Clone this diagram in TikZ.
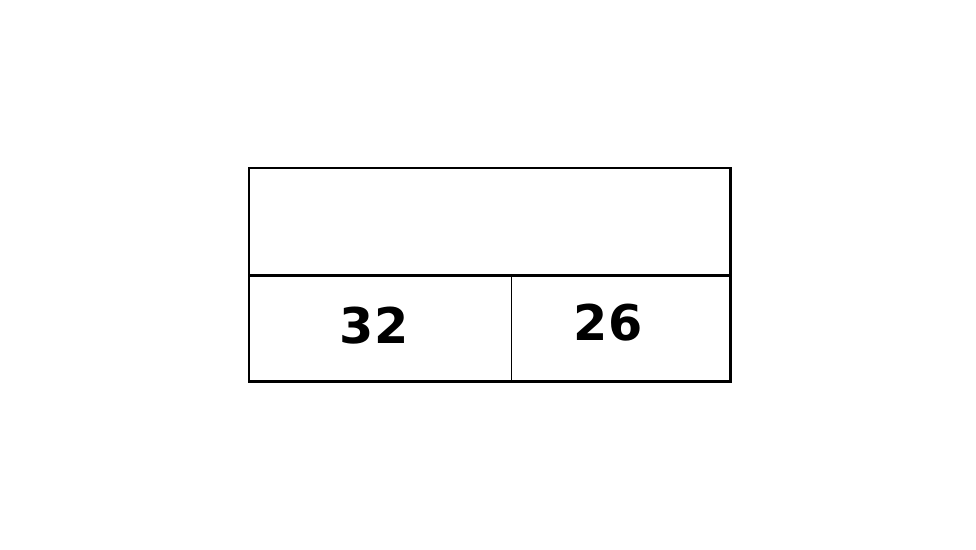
\documentclass[tikz,border=0pt]{standalone}
\usepackage{fontspec}
\setmainfont{DejaVu Sans}
\usetikzlibrary{positioning}
\tikzstyle{cell} = [draw, line width=1pt, inner sep=0pt, anchor=north west]
\tikzstyle{frame} = [draw, line width=2pt]
\tikzstyle{num} = [font=\bfseries\fontsize{35}{38}\selectfont, inner sep=0pt]

\begin{document}
\begin{tikzpicture}[x=0.025cm, y=-0.025cm]
\useasboundingbox (0,0) rectangle (976,549);
% cells of the bar
\node[cell, minimum width=12cm, minimum height=2.65cm] (whole) at (249,168) {};
\node[cell, minimum width=6.55cm, minimum height=2.65cm] (left) at (249,274) {};
\node[cell, minimum width=5.45cm, minimum height=2.65cm] (right) at (511,274) {};

% thick outline
\draw[frame] (whole.north west) rectangle (right.south east);
\draw[frame] (whole.south west) -- (whole.south east);

% numbers
\node[num] (n32) at (374,326) {32};
\node[num] (n26) at (608,323) {26};
\end{tikzpicture}
\end{document}
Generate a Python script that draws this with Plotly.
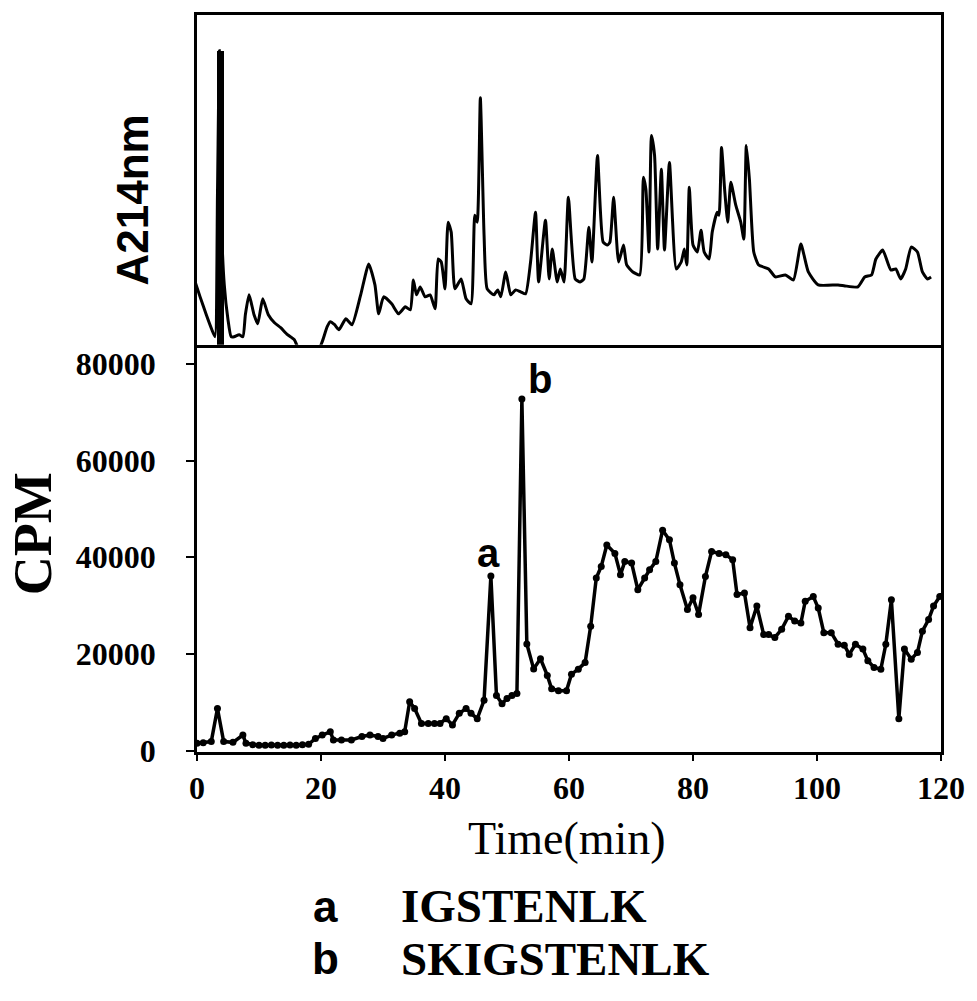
import plotly.graph_objects as go

# ---------------- data ----------------
# Upper panel: UV absorbance trace (A214nm, arbitrary units)
t_uv = [-0.3, 0.5, 1.5, 2.4, 2.9, 3.3, 3.6, 3.9, 4.4, 5.0, 5.5, 6.0, 6.8, 7.4, 7.8, 8.4, 9.2, 9.8,
        10.6, 11.5, 12.5, 13.5, 14.6, 15.7, 16.5, 19.6, 20.2, 21.0, 21.5, 22.2, 22.9, 24.0, 25.0,
        26.4, 27.7, 28.7, 29.3, 30.1, 31.4, 32.5, 33.6, 34.4, 34.9, 35.4, 36.0, 36.8, 37.6, 38.4,
        38.9, 39.4, 40.0, 40.5, 41.0, 41.6, 42.6, 43.4, 44.2, 44.8, 45.2, 45.7, 46.3, 46.8, 47.9,
        48.5, 49.0, 49.8, 50.6, 51.4, 52.2, 53.0, 53.8, 54.6, 55.1, 56.2, 56.8, 57.3, 58.1, 58.6,
        59.2, 59.9, 61.0, 61.8, 62.4, 63.2, 63.7, 64.6, 65.5, 66.2, 66.6, 67.2, 68.0, 68.8, 69.3,
        70.3, 71.4, 72.0, 72.4, 72.9, 73.3, 73.8, 74.3, 74.9, 75.4, 76.2, 77.3, 78.1, 78.6, 79.0,
        79.4, 80.0, 80.7, 81.3, 81.8, 82.6, 83.1, 83.9, 84.2, 84.6, 85.1, 85.6, 86.1, 86.9, 87.7,
        88.2, 88.6, 89.1, 89.8, 90.6, 92.2, 93.3, 94.9, 96.2, 97.4, 98.6, 100.2, 103.4, 104.5,
        106.6, 107.7, 108.8, 109.5, 110.6, 111.9, 112.7, 113.5, 114.3, 115.2, 116.2, 117.0, 117.8,
        118.4]
a214 = [63, 48, 30, 15, 8, 150, 295, 130, 60, 25, 8, 8, 10, 8, 30, 50, 30, 21,
        46, 30, 22, 17, 10, 5, -5, -5, 3, 18, 23, 20, 15, 26, 20,
        50, 81, 60, 31, 48, 41, 31, 38, 35, 65, 50, 58, 48, 50, 36,
        86, 83, 56, 123, 113, 56, 66, 46, 41, 130, 123, 248, 110, 56, 50,
        55, 48, 73, 50, 55, 53, 51, 83, 133, 63, 125, 66, 96, 63, 76,
        63, 148, 66, 63, 66, 118, 83, 190, 103, 100, 103, 148, 83, 100, 80,
        73, 70, 168, 156, 93, 210, 190, 96, 176, 95, 183, 76, 83, 96, 80,
        158, 100, 93, 115, 93, 86, 113, 133, 130, 198, 156, 123, 163, 140, 123,
        106, 200, 166, 93, 80, 76, 68, 70, 65, 101, 73, 60, 60, 59,
        58, 68, 70, 86, 95, 75, 76, 66, 76, 98, 93, 73, 66,
        68]
# solvent front (off-scale, saturated peak)
t_front = [3.8]
a214_front = [295]

# Lower panel: radioactivity of collected fractions
t_cpm = [0.0, 1.0, 2.3, 3.3, 4.3, 5.8, 7.4, 7.9, 9.0, 10.0, 11.0, 12.0, 13.0, 14.0, 15.0, 16.0,
         17.0, 18.0, 19.1, 20.2, 21.5, 22.0, 23.3, 24.9, 26.6, 27.9, 29.2, 30.0, 31.4, 32.7, 33.5,
         34.3, 35.1, 36.2, 37.3, 38.3, 39.2, 40.2, 41.2, 42.3, 43.4, 44.2, 45.2, 46.3, 47.4, 48.3,
         49.2, 50.0, 50.8, 51.6, 52.4, 53.2, 54.3, 55.4, 56.5, 57.2, 58.3, 59.6, 60.4, 61.5, 62.6,
         63.5, 64.4, 65.2, 66.1, 67.4, 68.3, 69.0, 70.1, 71.1, 72.2, 73.0, 74.0, 75.1, 76.2, 77.0,
         77.9, 79.1, 80.0, 80.9, 82.0, 83.0, 84.2, 85.3, 86.4, 87.1, 88.3, 89.2, 90.3, 91.4, 92.2,
         93.2, 94.3, 95.4, 96.4, 97.4, 98.1, 99.4, 100.2, 101.1, 102.3, 103.4, 104.4, 105.2, 106.2,
         107.4, 108.2, 109.2, 110.3, 111.1, 112.0, 113.2, 114.1, 115.2, 116.2, 117.0, 118.0, 118.8,
         119.8]
cpm = [1500, 1600, 1850, 8700, 1850, 1700, 3200, 1500, 1200, 1100, 1100, 1150, 1100, 1100, 1150, 1100,
       1200, 1300, 2500, 3200, 3900, 2200, 2200, 2200, 2900, 3200, 2900, 2500, 3200, 3600, 3900,
       10100, 8700, 5600, 5600, 5600, 5600, 6600, 5300, 7700, 8700, 7700, 6600, 10400, 36100, 11400,
       9700, 10750, 11400, 11800, 72750, 22050, 16900, 19000, 15550, 12800, 12400, 12400, 15800, 16850, 18200,
       25750, 35700, 38100, 42540, 40800, 36400, 39100, 38800, 33300, 35700, 37400, 39100, 45600, 43600, 38800,
       34300, 29200, 31600, 28150, 36000, 41200, 40800, 40500, 39500, 32300, 32600, 25400, 29900, 24000, 24000,
       23400, 25100, 27800, 26800, 26400, 30900, 31900, 29500, 24400, 24400, 22000, 21800, 19900, 22000,
       21000, 18600, 17200, 16850, 22000, 31200, 6600, 21000, 18900, 20300, 24700, 27100, 29900,
       31900]

x_ticks = [0, 20, 40, 60, 80, 100, 120]
x_ticktext = ["0", "20", "40", "60", "80", "100", "120"]
y_ticks = [0, 20000, 40000, 60000, 80000]
y_ticktext = ["0", "20000", "40000", "60000", "80000"]
peak_labels = ["a", "b"]
peak_t = [47.0, 55.3]
peak_y = [40900, 76900]
peptides = ["IGSTENLK", "SKIGSTENLK"]

assert len(t_uv) == len(a214)
assert len(t_cpm) == len(cpm)

# ---------------- figure ----------------
SERIF = "Liberation Serif"
SANS = "Liberation Sans"
fig = go.Figure()

fig.add_trace(go.Scatter(x=t_uv, y=a214, mode="lines", xaxis="x2", yaxis="y2",
                         line=dict(color="black", width=3, shape="spline", smoothing=0.5),
                         showlegend=False))
fig.add_trace(go.Bar(x=t_front, y=a214_front, width=1.0, xaxis="x2", yaxis="y2",
                     marker=dict(color="black", line=dict(width=0)), showlegend=False))
fig.add_trace(go.Scatter(x=t_cpm, y=cpm, mode="lines+markers", xaxis="x", yaxis="y",
                         line=dict(color="black", width=3.5),
                         marker=dict(color="black", size=7), showlegend=False))

split = 0.5527
LW = 2.5

fig.update_layout(
    width=977, height=1001,
    margin=dict(l=197, r=30, t=12, b=249),
    paper_bgcolor="white", plot_bgcolor="white",
    xaxis=dict(domain=[0, 1], anchor="y", range=[0, 120], tickvals=x_ticks, ticktext=x_ticktext,
               ticks="outside", ticklen=6, tickwidth=2, tickcolor="black",
               tickfont=dict(family=SERIF, size=32, color="black", weight="bold"),
               showline=True, linecolor="black", linewidth=LW, mirror=False,
               showgrid=False, zeroline=False),
    yaxis=dict(domain=[0, split], anchor="x", range=[-300, 84000], tickvals=y_ticks,
               ticktext=y_ticktext,
               ticks="outside", ticklen=8, tickwidth=2, tickcolor="black",
               ticklabelstandoff=24,
               tickfont=dict(family=SERIF, size=32, color="black", weight="bold"),
               showline=True, linecolor="black", linewidth=LW, mirror=True,
               showgrid=False, zeroline=False),
    xaxis2=dict(domain=[0, 1], anchor="y2", range=[0, 120], showticklabels=False,
                ticks="", showline=True, linecolor="black", linewidth=LW, mirror=True,
                showgrid=False, zeroline=False),
    yaxis2=dict(domain=[split, 1], anchor="x2", range=[0, 331], showticklabels=False,
                ticks="", showline=True, linecolor="black", linewidth=LW, mirror=True,
                showgrid=False, zeroline=False),
    bargap=0,
)

ann = []
# axis titles
ann.append(dict(text="CPM", xref="paper", yref="paper", x=-0.22, y=0.296, textangle=-90,
                showarrow=False, xanchor="center", yanchor="middle",
                font=dict(family=SERIF, size=54, color="black", weight="bold")))
ann.append(dict(text="A214nm", xref="paper", yref="paper", x=-0.087, y=0.7486, textangle=-90,
                showarrow=False, xanchor="center", yanchor="middle",
                font=dict(family=SANS, size=44, color="black", weight="bold")))
ann.append(dict(text="Time(min)", xref="paper", yref="paper", x=0.497, y=-0.118,
                showarrow=False, xanchor="center", yanchor="middle",
                font=dict(family=SERIF, size=46, color="black")))
# peak labels
for lab, tx, ty in zip(peak_labels, peak_t, peak_y):
    ann.append(dict(text=lab, x=tx, y=ty, xref="x", yref="y", showarrow=False,
                    xanchor="center", yanchor="middle",
                    font=dict(family=SANS, size=40, color="black", weight="bold")))
# key below the chart
key_y = [-0.2095, -0.2804]
for lab, pep, ky in zip(peak_labels, peptides, key_y):
    ann.append(dict(text=lab, xref="paper", yref="paper", x=0.173, y=ky, showarrow=False,
                    xanchor="center", yanchor="middle",
                    font=dict(family=SANS, size=44, color="black", weight="bold")))
    ann.append(dict(text=pep, xref="paper", yref="paper", x=0.271, y=ky, showarrow=False,
                    xanchor="left", yanchor="middle",
                    font=dict(family=SERIF, size=47, color="black", weight="bold")))
fig.update_layout(annotations=ann)

fig.write_html("out.html")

+---+

__YOUR INSTRUCTIONS__. Leave out any pictures, please, and quote only the lines from the top of the data through the line that contains "import plotly.graph_objects as go".

__EXERCISE ANSWER__.
Clone this diagram in TikZ.
\documentclass[tikz,border=0pt]{standalone}
\usepackage{fontspec}
\setmainfont{DejaVu Sans}
\usetikzlibrary{positioning}
\tikzstyle{cell} = [draw, line width=1pt, inner sep=0pt, anchor=north west]
\tikzstyle{frame} = [draw, line width=2pt]
\tikzstyle{num} = [font=\bfseries\fontsize{35}{38}\selectfont, inner sep=0pt]

\begin{document}
\begin{tikzpicture}[x=0.025cm, y=-0.025cm]
\useasboundingbox (0,0) rectangle (976,549);
% cells of the bar
\node[cell, minimum width=12cm, minimum height=2.65cm] (whole) at (249,168) {};
\node[cell, minimum width=6.55cm, minimum height=2.65cm] (left) at (249,274) {};
\node[cell, minimum width=5.45cm, minimum height=2.65cm] (right) at (511,274) {};

% thick outline
\draw[frame] (whole.north west) rectangle (right.south east);
\draw[frame] (whole.south west) -- (whole.south east);

% numbers
\node[num] (n32) at (374,326) {32};
\node[num] (n26) at (608,323) {26};
\end{tikzpicture}
\end{document}
Generate a Python script that draws this with Plotly.
import plotly.graph_objects as go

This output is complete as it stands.